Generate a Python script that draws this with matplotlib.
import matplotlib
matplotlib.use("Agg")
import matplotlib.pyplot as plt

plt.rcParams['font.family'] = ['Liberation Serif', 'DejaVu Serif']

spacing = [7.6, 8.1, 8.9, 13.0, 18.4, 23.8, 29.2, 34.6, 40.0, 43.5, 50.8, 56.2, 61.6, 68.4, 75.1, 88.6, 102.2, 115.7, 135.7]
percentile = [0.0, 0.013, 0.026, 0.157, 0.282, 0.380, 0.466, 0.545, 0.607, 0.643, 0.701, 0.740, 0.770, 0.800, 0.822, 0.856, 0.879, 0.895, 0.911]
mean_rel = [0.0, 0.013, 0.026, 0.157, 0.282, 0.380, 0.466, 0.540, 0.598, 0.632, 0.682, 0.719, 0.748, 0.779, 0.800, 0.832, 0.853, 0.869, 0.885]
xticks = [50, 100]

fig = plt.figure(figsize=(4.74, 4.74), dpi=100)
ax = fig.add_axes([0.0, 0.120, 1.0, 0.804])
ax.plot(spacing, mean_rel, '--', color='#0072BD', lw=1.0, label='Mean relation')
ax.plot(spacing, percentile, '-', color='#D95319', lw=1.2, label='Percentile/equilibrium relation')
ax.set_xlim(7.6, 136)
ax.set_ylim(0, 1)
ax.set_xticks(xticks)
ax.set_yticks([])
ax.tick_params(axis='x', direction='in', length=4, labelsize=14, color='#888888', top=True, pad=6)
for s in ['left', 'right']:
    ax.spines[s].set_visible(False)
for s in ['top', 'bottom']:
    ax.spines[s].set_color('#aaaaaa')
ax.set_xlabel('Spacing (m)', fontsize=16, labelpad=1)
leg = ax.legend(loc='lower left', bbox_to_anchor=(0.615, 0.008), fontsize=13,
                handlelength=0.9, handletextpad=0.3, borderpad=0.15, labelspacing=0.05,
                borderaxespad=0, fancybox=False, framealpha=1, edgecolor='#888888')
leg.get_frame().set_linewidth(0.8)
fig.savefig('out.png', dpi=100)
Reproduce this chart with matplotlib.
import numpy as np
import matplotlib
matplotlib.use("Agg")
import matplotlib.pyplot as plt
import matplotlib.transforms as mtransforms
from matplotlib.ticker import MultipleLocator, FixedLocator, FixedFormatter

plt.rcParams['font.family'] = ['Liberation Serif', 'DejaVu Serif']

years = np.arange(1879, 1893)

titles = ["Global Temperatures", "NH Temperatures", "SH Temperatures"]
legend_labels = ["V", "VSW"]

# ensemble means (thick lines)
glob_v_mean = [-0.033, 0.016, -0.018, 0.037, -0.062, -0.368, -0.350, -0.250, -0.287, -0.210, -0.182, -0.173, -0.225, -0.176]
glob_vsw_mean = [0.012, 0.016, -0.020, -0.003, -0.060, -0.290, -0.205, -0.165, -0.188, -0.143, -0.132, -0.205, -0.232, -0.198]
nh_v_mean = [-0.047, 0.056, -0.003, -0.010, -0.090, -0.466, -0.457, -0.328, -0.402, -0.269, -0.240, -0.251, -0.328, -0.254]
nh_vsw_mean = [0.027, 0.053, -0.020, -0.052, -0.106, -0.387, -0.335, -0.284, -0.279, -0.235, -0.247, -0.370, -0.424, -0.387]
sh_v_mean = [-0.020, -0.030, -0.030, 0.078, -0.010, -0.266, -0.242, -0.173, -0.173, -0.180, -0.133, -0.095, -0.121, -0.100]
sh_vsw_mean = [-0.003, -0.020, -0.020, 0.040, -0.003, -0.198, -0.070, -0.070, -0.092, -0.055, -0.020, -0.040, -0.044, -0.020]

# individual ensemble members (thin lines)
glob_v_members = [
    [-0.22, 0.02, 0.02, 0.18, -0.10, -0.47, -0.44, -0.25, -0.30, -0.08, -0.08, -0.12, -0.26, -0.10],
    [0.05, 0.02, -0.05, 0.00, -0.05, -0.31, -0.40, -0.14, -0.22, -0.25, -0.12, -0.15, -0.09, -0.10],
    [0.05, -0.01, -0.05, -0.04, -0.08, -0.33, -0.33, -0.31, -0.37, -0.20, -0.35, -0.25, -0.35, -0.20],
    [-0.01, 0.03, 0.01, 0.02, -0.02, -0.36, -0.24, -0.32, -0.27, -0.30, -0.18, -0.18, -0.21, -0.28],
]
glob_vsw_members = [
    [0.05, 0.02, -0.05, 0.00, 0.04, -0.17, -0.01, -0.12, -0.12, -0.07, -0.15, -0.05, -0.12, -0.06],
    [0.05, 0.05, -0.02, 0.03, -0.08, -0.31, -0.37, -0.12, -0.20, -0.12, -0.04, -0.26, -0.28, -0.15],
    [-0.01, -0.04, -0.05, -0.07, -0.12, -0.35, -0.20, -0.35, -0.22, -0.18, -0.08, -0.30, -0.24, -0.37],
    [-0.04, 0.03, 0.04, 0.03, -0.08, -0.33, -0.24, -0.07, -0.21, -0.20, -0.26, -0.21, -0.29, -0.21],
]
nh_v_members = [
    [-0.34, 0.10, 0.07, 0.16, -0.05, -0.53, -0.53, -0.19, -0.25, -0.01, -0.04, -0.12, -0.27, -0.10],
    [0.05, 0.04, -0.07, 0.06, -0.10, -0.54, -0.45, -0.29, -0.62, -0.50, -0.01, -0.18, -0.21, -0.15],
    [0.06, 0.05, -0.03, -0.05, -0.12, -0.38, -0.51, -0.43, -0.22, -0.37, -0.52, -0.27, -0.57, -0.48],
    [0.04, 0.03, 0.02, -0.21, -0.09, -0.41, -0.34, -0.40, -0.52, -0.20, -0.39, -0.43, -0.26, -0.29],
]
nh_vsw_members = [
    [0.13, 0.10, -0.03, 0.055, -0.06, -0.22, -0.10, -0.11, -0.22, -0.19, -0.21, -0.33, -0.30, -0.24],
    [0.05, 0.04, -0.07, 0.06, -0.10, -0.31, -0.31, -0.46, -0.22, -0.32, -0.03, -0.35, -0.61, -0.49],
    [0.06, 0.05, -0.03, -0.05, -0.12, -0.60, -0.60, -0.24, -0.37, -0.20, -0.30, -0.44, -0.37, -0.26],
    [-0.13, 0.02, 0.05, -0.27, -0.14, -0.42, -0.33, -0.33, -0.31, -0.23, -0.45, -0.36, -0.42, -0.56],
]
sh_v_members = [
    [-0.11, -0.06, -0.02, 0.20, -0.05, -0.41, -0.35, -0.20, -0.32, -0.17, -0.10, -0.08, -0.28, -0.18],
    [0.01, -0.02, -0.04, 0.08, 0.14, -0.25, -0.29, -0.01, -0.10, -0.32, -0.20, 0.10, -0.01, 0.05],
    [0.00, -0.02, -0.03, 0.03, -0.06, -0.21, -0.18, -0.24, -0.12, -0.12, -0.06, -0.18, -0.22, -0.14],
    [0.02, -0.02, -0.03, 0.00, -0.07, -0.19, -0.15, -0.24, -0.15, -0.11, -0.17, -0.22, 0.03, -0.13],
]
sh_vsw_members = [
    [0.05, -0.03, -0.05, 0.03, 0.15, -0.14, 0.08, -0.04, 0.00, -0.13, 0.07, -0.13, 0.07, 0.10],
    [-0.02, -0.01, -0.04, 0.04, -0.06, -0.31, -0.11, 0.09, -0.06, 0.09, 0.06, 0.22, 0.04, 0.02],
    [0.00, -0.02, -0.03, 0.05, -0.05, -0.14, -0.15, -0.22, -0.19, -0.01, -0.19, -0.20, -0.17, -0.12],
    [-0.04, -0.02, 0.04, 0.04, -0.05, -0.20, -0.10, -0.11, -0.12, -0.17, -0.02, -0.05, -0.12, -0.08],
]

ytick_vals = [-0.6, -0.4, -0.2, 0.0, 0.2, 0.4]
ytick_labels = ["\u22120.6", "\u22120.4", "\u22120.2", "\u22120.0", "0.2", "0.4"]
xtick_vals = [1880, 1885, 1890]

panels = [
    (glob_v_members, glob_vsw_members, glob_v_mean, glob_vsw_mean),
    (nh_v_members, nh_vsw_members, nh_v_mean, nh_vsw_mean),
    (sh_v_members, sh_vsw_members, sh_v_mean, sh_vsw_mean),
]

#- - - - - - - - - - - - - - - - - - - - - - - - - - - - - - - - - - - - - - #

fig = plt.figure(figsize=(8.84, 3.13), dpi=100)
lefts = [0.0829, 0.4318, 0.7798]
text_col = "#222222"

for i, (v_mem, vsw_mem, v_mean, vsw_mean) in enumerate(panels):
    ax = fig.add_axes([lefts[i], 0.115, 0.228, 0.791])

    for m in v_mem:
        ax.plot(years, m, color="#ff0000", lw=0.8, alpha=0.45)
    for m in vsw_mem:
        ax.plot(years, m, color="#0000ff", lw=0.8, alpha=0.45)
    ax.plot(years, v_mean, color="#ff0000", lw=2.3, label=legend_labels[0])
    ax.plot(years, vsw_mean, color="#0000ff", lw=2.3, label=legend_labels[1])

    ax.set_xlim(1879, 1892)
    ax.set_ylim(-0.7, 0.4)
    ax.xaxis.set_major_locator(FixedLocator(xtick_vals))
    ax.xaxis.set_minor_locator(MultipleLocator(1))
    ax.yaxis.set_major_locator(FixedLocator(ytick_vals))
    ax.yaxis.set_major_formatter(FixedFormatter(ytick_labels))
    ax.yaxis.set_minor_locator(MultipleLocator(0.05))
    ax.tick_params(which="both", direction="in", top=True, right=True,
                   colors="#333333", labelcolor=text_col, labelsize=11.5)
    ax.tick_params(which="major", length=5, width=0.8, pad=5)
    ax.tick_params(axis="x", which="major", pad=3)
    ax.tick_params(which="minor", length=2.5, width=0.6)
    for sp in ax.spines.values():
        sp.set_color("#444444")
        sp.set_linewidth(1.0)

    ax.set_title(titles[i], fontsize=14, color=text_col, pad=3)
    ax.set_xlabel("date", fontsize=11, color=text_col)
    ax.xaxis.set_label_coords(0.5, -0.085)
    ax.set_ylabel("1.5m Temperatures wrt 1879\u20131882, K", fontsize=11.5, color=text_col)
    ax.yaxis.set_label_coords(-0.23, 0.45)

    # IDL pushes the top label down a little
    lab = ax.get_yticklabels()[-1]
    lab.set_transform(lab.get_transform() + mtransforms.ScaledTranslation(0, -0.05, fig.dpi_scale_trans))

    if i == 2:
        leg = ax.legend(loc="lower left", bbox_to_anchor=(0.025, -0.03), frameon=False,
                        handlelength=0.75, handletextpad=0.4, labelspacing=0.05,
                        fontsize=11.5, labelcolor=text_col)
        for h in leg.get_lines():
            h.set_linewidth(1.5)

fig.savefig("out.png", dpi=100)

#### Goal
Your task is to quote the lines above, beginning with the first and ending with the one that holds "fig.savefig('out.png', dpi=100)".

#### The answer
Generate a Python script that draws this with matplotlib.
import matplotlib
matplotlib.use("Agg")
import matplotlib.pyplot as plt

plt.rcParams['font.family'] = ['Liberation Serif', 'DejaVu Serif']

spacing = [7.6, 8.1, 8.9, 13.0, 18.4, 23.8, 29.2, 34.6, 40.0, 43.5, 50.8, 56.2, 61.6, 68.4, 75.1, 88.6, 102.2, 115.7, 135.7]
percentile = [0.0, 0.013, 0.026, 0.157, 0.282, 0.380, 0.466, 0.545, 0.607, 0.643, 0.701, 0.740, 0.770, 0.800, 0.822, 0.856, 0.879, 0.895, 0.911]
mean_rel = [0.0, 0.013, 0.026, 0.157, 0.282, 0.380, 0.466, 0.540, 0.598, 0.632, 0.682, 0.719, 0.748, 0.779, 0.800, 0.832, 0.853, 0.869, 0.885]
xticks = [50, 100]

fig = plt.figure(figsize=(4.74, 4.74), dpi=100)
ax = fig.add_axes([0.0, 0.120, 1.0, 0.804])
ax.plot(spacing, mean_rel, '--', color='#0072BD', lw=1.0, label='Mean relation')
ax.plot(spacing, percentile, '-', color='#D95319', lw=1.2, label='Percentile/equilibrium relation')
ax.set_xlim(7.6, 136)
ax.set_ylim(0, 1)
ax.set_xticks(xticks)
ax.set_yticks([])
ax.tick_params(axis='x', direction='in', length=4, labelsize=14, color='#888888', top=True, pad=6)
for s in ['left', 'right']:
    ax.spines[s].set_visible(False)
for s in ['top', 'bottom']:
    ax.spines[s].set_color('#aaaaaa')
ax.set_xlabel('Spacing (m)', fontsize=16, labelpad=1)
leg = ax.legend(loc='lower left', bbox_to_anchor=(0.615, 0.008), fontsize=13,
                handlelength=0.9, handletextpad=0.3, borderpad=0.15, labelspacing=0.05,
                borderaxespad=0, fancybox=False, framealpha=1, edgecolor='#888888')
leg.get_frame().set_linewidth(0.8)
fig.savefig('out.png', dpi=100)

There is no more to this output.